Transcribe the records below in full; pictures stay out of the copy.

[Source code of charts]
__________

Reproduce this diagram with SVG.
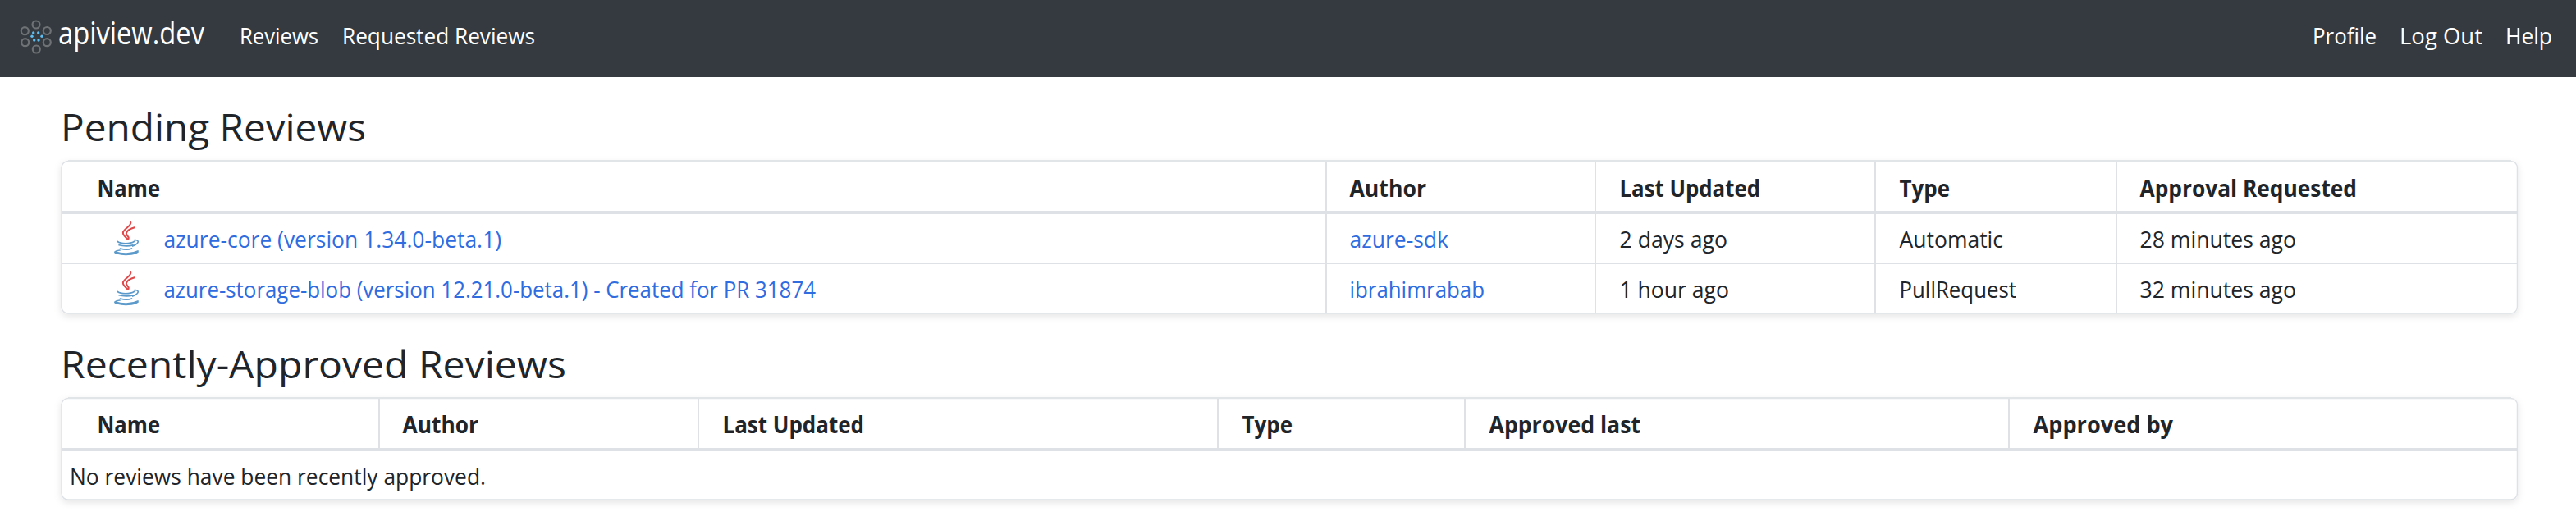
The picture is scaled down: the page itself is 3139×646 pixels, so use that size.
<svg xmlns="http://www.w3.org/2000/svg" xmlns:xlink="http://www.w3.org/1999/xlink" width="3139" height="646" viewBox="0 0 3139 646">
<style>
text{font-family:"Open Sans","Noto Sans","Liberation Sans",sans-serif;font-size:28px;fill:#212529}
.nav{fill:#fff}
.brand{fill:#fff;font-size:38px}
.th{font-weight:700}
.a{fill:#2f6ce0}
.h{font-size:46px}
.card{fill:#fff;stroke:#dee2e6;stroke-width:1.5;filter:url(#sh)}
.l{stroke:#dee2e6;stroke-width:2}
.tl{stroke:#dee2e6;stroke-width:4}
.top{stroke:#e2e5e8;stroke-width:2}
.ring{fill:none;stroke:#6f7275;stroke-width:2.2}
.dot{fill:#5fbdf0}
.flame{fill:none;stroke:#de4a4c;stroke-width:2;stroke-linecap:round}
.cup{fill:none;stroke:#5b9acb;stroke-width:1.7;stroke-linecap:round}
</style>
<defs>
<filter id="sh" x="-2%" y="-10%" width="104%" height="125%"><feDropShadow dx="0" dy="3" stdDeviation="4" flood-color="#000" flood-opacity="0.1"/></filter>
<g id="java">
<path class="flame" d="M159.300 270C161 277 148 279 150 285C151 288 154 290 155.700 291.700M164 277.300C155 280 152 284 155 287C157 289 157 290 156.700 291"/>
<path class="cup" d="M143.300 294.500C147 297.500 159 297.500 163.300 294.500M145 298.800C150 300.300 158 300.300 162 298.800M146.500 303C151 304.300 157 304.300 160.500 303M164 292.700C170 292 170 297 161.700 300M146 305C139 306 138 308 143 309C150 311 163 311 168 307M141 307C148 310 160 310 168 306"/>
</g>
</defs>
<rect width="3139" height="646" fill="#fff"/>
<g id="navbar">
<rect width="3139" height="94" fill="#343a40"/>
<g id="logo">
<circle class="ring" cx="44" cy="30" r="4.500"/><circle class="ring" cx="57.300" cy="37.500" r="4.500"/><circle class="ring" cx="57.300" cy="51.700" r="4.500"/><circle class="ring" cx="44.300" cy="60" r="4.500"/><circle class="ring" cx="30.700" cy="51.700" r="4.500"/><circle class="ring" cx="30.300" cy="37.700" r="4.500"/>
<circle class="dot" cx="40.700" cy="40" r="1.700"/><circle class="dot" cx="46.700" cy="40" r="1.700"/><circle class="dot" cx="39" cy="44.300" r="1.700"/><circle class="dot" cx="51" cy="44.300" r="1.700"/><circle class="dot" cx="41.700" cy="49" r="1.700"/><circle class="dot" cx="47" cy="49" r="1.700"/>
</g>
<text class="brand" x="71" y="54" textLength="178" lengthAdjust="spacingAndGlyphs">apiview.dev</text>
<text class="nav" x="292" y="54" textLength="96" lengthAdjust="spacingAndGlyphs">Reviews</text>
<text class="nav" x="417" y="54" textLength="235" lengthAdjust="spacingAndGlyphs">Requested Reviews</text>
<text class="nav" x="2818" y="54" textLength="78" lengthAdjust="spacingAndGlyphs">Profile</text>
<text class="nav" x="2924" y="54" textLength="101" lengthAdjust="spacingAndGlyphs">Log Out</text>
<text class="nav" x="3053" y="54" textLength="57" lengthAdjust="spacingAndGlyphs">Help</text>
</g>
<text id="pending-title" class="h" x="74" y="172" textLength="372" lengthAdjust="spacingAndGlyphs">Pending Reviews</text>
<g id="pending-table">
<rect class="card" x="75" y="196.500" width="2992.500" height="185.500" rx="8"/>
<line class="top" x1="83" y1="196" x2="3060" y2="196"/>
<line class="l" x1="1616" y1="197" x2="1616" y2="381"/><line class="l" x1="1944" y1="197" x2="1944" y2="381"/><line class="l" x1="2285" y1="197" x2="2285" y2="381"/><line class="l" x1="2579" y1="197" x2="2579" y2="381"/>
<line class="tl" x1="76" y1="259" x2="3067" y2="259"/>
<line class="l" x1="76" y1="321" x2="3067" y2="321"/>
<text class="th" x="118.500" y="240" textLength="76.500" lengthAdjust="spacingAndGlyphs">Name</text>
<text class="th" x="1644.500" y="240" textLength="93.500" lengthAdjust="spacingAndGlyphs">Author</text>
<text class="th" x="1973.500" y="240" textLength="171.500" lengthAdjust="spacingAndGlyphs">Last Updated</text>
<text class="th" x="2314.500" y="240" textLength="61.500" lengthAdjust="spacingAndGlyphs">Type</text>
<text class="th" x="2607.500" y="240" textLength="264.500" lengthAdjust="spacingAndGlyphs">Approval Requested</text>
<use xlink:href="#java" href="#java"/>
<text class="a" x="199.500" y="302" textLength="411.500" lengthAdjust="spacingAndGlyphs">azure-core (version 1.34.0-beta.1)</text>
<text class="a" x="1644.500" y="302" textLength="120.500" lengthAdjust="spacingAndGlyphs">azure-sdk</text>
<text x="1973.500" y="302" textLength="131.500" lengthAdjust="spacingAndGlyphs">2 days ago</text>
<text x="2314.500" y="302" textLength="126.500" lengthAdjust="spacingAndGlyphs">Automatic</text>
<text x="2607.500" y="302" textLength="190.500" lengthAdjust="spacingAndGlyphs">28 minutes ago</text>
<use xlink:href="#java" href="#java" y="61"/>
<text class="a" x="199.500" y="363" textLength="794.500" lengthAdjust="spacingAndGlyphs">azure-storage-blob (version 12.21.0-beta.1) - Created for PR 31874</text>
<text class="a" x="1644.500" y="363" textLength="164.500" lengthAdjust="spacingAndGlyphs">ibrahimrabab</text>
<text x="1973.500" y="363" textLength="133.500" lengthAdjust="spacingAndGlyphs">1 hour ago</text>
<text x="2314.500" y="363" textLength="142.500" lengthAdjust="spacingAndGlyphs">PullRequest</text>
<text x="2607.500" y="363" textLength="190.500" lengthAdjust="spacingAndGlyphs">32 minutes ago</text>
</g>
<text id="approved-title" class="h" x="74" y="461" textLength="616" lengthAdjust="spacingAndGlyphs">Recently-Approved Reviews</text>
<g id="approved-table">
<rect class="card" x="75" y="485.500" width="2992.500" height="123.500" rx="8"/>
<line class="top" x1="83" y1="485" x2="3060" y2="485"/>
<line class="l" x1="462" y1="486" x2="462" y2="546"/><line class="l" x1="851" y1="486" x2="851" y2="546"/><line class="l" x1="1484" y1="486" x2="1484" y2="546"/><line class="l" x1="1785" y1="486" x2="1785" y2="546"/><line class="l" x1="2448" y1="486" x2="2448" y2="546"/>
<line class="tl" x1="76" y1="548" x2="3067" y2="548"/>
<text class="th" x="118.500" y="528" textLength="76.500" lengthAdjust="spacingAndGlyphs">Name</text>
<text class="th" x="490.500" y="528" textLength="92.500" lengthAdjust="spacingAndGlyphs">Author</text>
<text class="th" x="880.500" y="528" textLength="172.500" lengthAdjust="spacingAndGlyphs">Last Updated</text>
<text class="th" x="1513.500" y="528" textLength="61.500" lengthAdjust="spacingAndGlyphs">Type</text>
<text class="th" x="1814.500" y="528" textLength="184.500" lengthAdjust="spacingAndGlyphs">Approved last</text>
<text class="th" x="2477.500" y="528" textLength="170.500" lengthAdjust="spacingAndGlyphs">Approved by</text>
<text x="85" y="590.500" textLength="507" lengthAdjust="spacingAndGlyphs">No reviews have been recently approved.</text>
</g>
</svg>
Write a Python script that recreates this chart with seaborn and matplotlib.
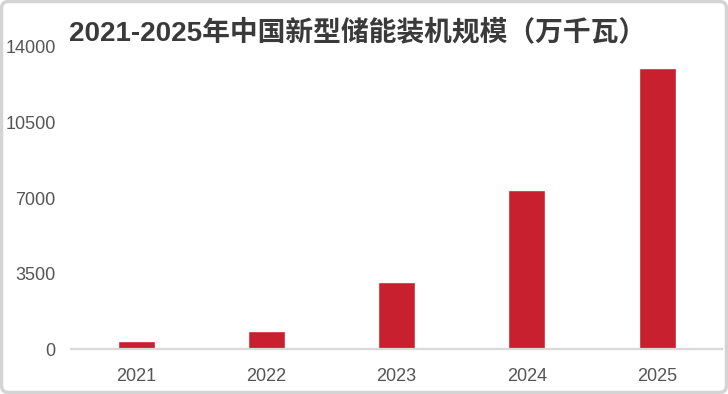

__________

Written reply:
Reproduce this diagram with SVG.
The picture is scaled down: the page itself is 3139×646 pixels, so use that size.
<svg xmlns="http://www.w3.org/2000/svg" xmlns:xlink="http://www.w3.org/1999/xlink" width="3139" height="646" viewBox="0 0 3139 646">
<style>
text{font-family:"Open Sans","Noto Sans","Liberation Sans",sans-serif;font-size:28px;fill:#212529}
.nav{fill:#fff}
.brand{fill:#fff;font-size:38px}
.th{font-weight:700}
.a{fill:#2f6ce0}
.h{font-size:46px}
.card{fill:#fff;stroke:#dee2e6;stroke-width:1.5;filter:url(#sh)}
.l{stroke:#dee2e6;stroke-width:2}
.tl{stroke:#dee2e6;stroke-width:4}
.top{stroke:#e2e5e8;stroke-width:2}
.ring{fill:none;stroke:#6f7275;stroke-width:2.2}
.dot{fill:#5fbdf0}
.flame{fill:none;stroke:#de4a4c;stroke-width:2;stroke-linecap:round}
.cup{fill:none;stroke:#5b9acb;stroke-width:1.7;stroke-linecap:round}
</style>
<defs>
<filter id="sh" x="-2%" y="-10%" width="104%" height="125%"><feDropShadow dx="0" dy="3" stdDeviation="4" flood-color="#000" flood-opacity="0.1"/></filter>
<g id="java">
<path class="flame" d="M159.300 270C161 277 148 279 150 285C151 288 154 290 155.700 291.700M164 277.300C155 280 152 284 155 287C157 289 157 290 156.700 291"/>
<path class="cup" d="M143.300 294.500C147 297.500 159 297.500 163.300 294.500M145 298.800C150 300.300 158 300.300 162 298.800M146.500 303C151 304.300 157 304.300 160.500 303M164 292.700C170 292 170 297 161.700 300M146 305C139 306 138 308 143 309C150 311 163 311 168 307M141 307C148 310 160 310 168 306"/>
</g>
</defs>
<rect width="3139" height="646" fill="#fff"/>
<g id="navbar">
<rect width="3139" height="94" fill="#343a40"/>
<g id="logo">
<circle class="ring" cx="44" cy="30" r="4.500"/><circle class="ring" cx="57.300" cy="37.500" r="4.500"/><circle class="ring" cx="57.300" cy="51.700" r="4.500"/><circle class="ring" cx="44.300" cy="60" r="4.500"/><circle class="ring" cx="30.700" cy="51.700" r="4.500"/><circle class="ring" cx="30.300" cy="37.700" r="4.500"/>
<circle class="dot" cx="40.700" cy="40" r="1.700"/><circle class="dot" cx="46.700" cy="40" r="1.700"/><circle class="dot" cx="39" cy="44.300" r="1.700"/><circle class="dot" cx="51" cy="44.300" r="1.700"/><circle class="dot" cx="41.700" cy="49" r="1.700"/><circle class="dot" cx="47" cy="49" r="1.700"/>
</g>
<text class="brand" x="71" y="54" textLength="178" lengthAdjust="spacingAndGlyphs">apiview.dev</text>
<text class="nav" x="292" y="54" textLength="96" lengthAdjust="spacingAndGlyphs">Reviews</text>
<text class="nav" x="417" y="54" textLength="235" lengthAdjust="spacingAndGlyphs">Requested Reviews</text>
<text class="nav" x="2818" y="54" textLength="78" lengthAdjust="spacingAndGlyphs">Profile</text>
<text class="nav" x="2924" y="54" textLength="101" lengthAdjust="spacingAndGlyphs">Log Out</text>
<text class="nav" x="3053" y="54" textLength="57" lengthAdjust="spacingAndGlyphs">Help</text>
</g>
<text id="pending-title" class="h" x="74" y="172" textLength="372" lengthAdjust="spacingAndGlyphs">Pending Reviews</text>
<g id="pending-table">
<rect class="card" x="75" y="196.500" width="2992.500" height="185.500" rx="8"/>
<line class="top" x1="83" y1="196" x2="3060" y2="196"/>
<line class="l" x1="1616" y1="197" x2="1616" y2="381"/><line class="l" x1="1944" y1="197" x2="1944" y2="381"/><line class="l" x1="2285" y1="197" x2="2285" y2="381"/><line class="l" x1="2579" y1="197" x2="2579" y2="381"/>
<line class="tl" x1="76" y1="259" x2="3067" y2="259"/>
<line class="l" x1="76" y1="321" x2="3067" y2="321"/>
<text class="th" x="118.500" y="240" textLength="76.500" lengthAdjust="spacingAndGlyphs">Name</text>
<text class="th" x="1644.500" y="240" textLength="93.500" lengthAdjust="spacingAndGlyphs">Author</text>
<text class="th" x="1973.500" y="240" textLength="171.500" lengthAdjust="spacingAndGlyphs">Last Updated</text>
<text class="th" x="2314.500" y="240" textLength="61.500" lengthAdjust="spacingAndGlyphs">Type</text>
<text class="th" x="2607.500" y="240" textLength="264.500" lengthAdjust="spacingAndGlyphs">Approval Requested</text>
<use xlink:href="#java" href="#java"/>
<text class="a" x="199.500" y="302" textLength="411.500" lengthAdjust="spacingAndGlyphs">azure-core (version 1.34.0-beta.1)</text>
<text class="a" x="1644.500" y="302" textLength="120.500" lengthAdjust="spacingAndGlyphs">azure-sdk</text>
<text x="1973.500" y="302" textLength="131.500" lengthAdjust="spacingAndGlyphs">2 days ago</text>
<text x="2314.500" y="302" textLength="126.500" lengthAdjust="spacingAndGlyphs">Automatic</text>
<text x="2607.500" y="302" textLength="190.500" lengthAdjust="spacingAndGlyphs">28 minutes ago</text>
<use xlink:href="#java" href="#java" y="61"/>
<text class="a" x="199.500" y="363" textLength="794.500" lengthAdjust="spacingAndGlyphs">azure-storage-blob (version 12.21.0-beta.1) - Created for PR 31874</text>
<text class="a" x="1644.500" y="363" textLength="164.500" lengthAdjust="spacingAndGlyphs">ibrahimrabab</text>
<text x="1973.500" y="363" textLength="133.500" lengthAdjust="spacingAndGlyphs">1 hour ago</text>
<text x="2314.500" y="363" textLength="142.500" lengthAdjust="spacingAndGlyphs">PullRequest</text>
<text x="2607.500" y="363" textLength="190.500" lengthAdjust="spacingAndGlyphs">32 minutes ago</text>
</g>
<text id="approved-title" class="h" x="74" y="461" textLength="616" lengthAdjust="spacingAndGlyphs">Recently-Approved Reviews</text>
<g id="approved-table">
<rect class="card" x="75" y="485.500" width="2992.500" height="123.500" rx="8"/>
<line class="top" x1="83" y1="485" x2="3060" y2="485"/>
<line class="l" x1="462" y1="486" x2="462" y2="546"/><line class="l" x1="851" y1="486" x2="851" y2="546"/><line class="l" x1="1484" y1="486" x2="1484" y2="546"/><line class="l" x1="1785" y1="486" x2="1785" y2="546"/><line class="l" x1="2448" y1="486" x2="2448" y2="546"/>
<line class="tl" x1="76" y1="548" x2="3067" y2="548"/>
<text class="th" x="118.500" y="528" textLength="76.500" lengthAdjust="spacingAndGlyphs">Name</text>
<text class="th" x="490.500" y="528" textLength="92.500" lengthAdjust="spacingAndGlyphs">Author</text>
<text class="th" x="880.500" y="528" textLength="172.500" lengthAdjust="spacingAndGlyphs">Last Updated</text>
<text class="th" x="1513.500" y="528" textLength="61.500" lengthAdjust="spacingAndGlyphs">Type</text>
<text class="th" x="1814.500" y="528" textLength="184.500" lengthAdjust="spacingAndGlyphs">Approved last</text>
<text class="th" x="2477.500" y="528" textLength="170.500" lengthAdjust="spacingAndGlyphs">Approved by</text>
<text x="85" y="590.500" textLength="507" lengthAdjust="spacingAndGlyphs">No reviews have been recently approved.</text>
</g>
</svg>
Write a Python script that recreates this chart with seaborn and matplotlib.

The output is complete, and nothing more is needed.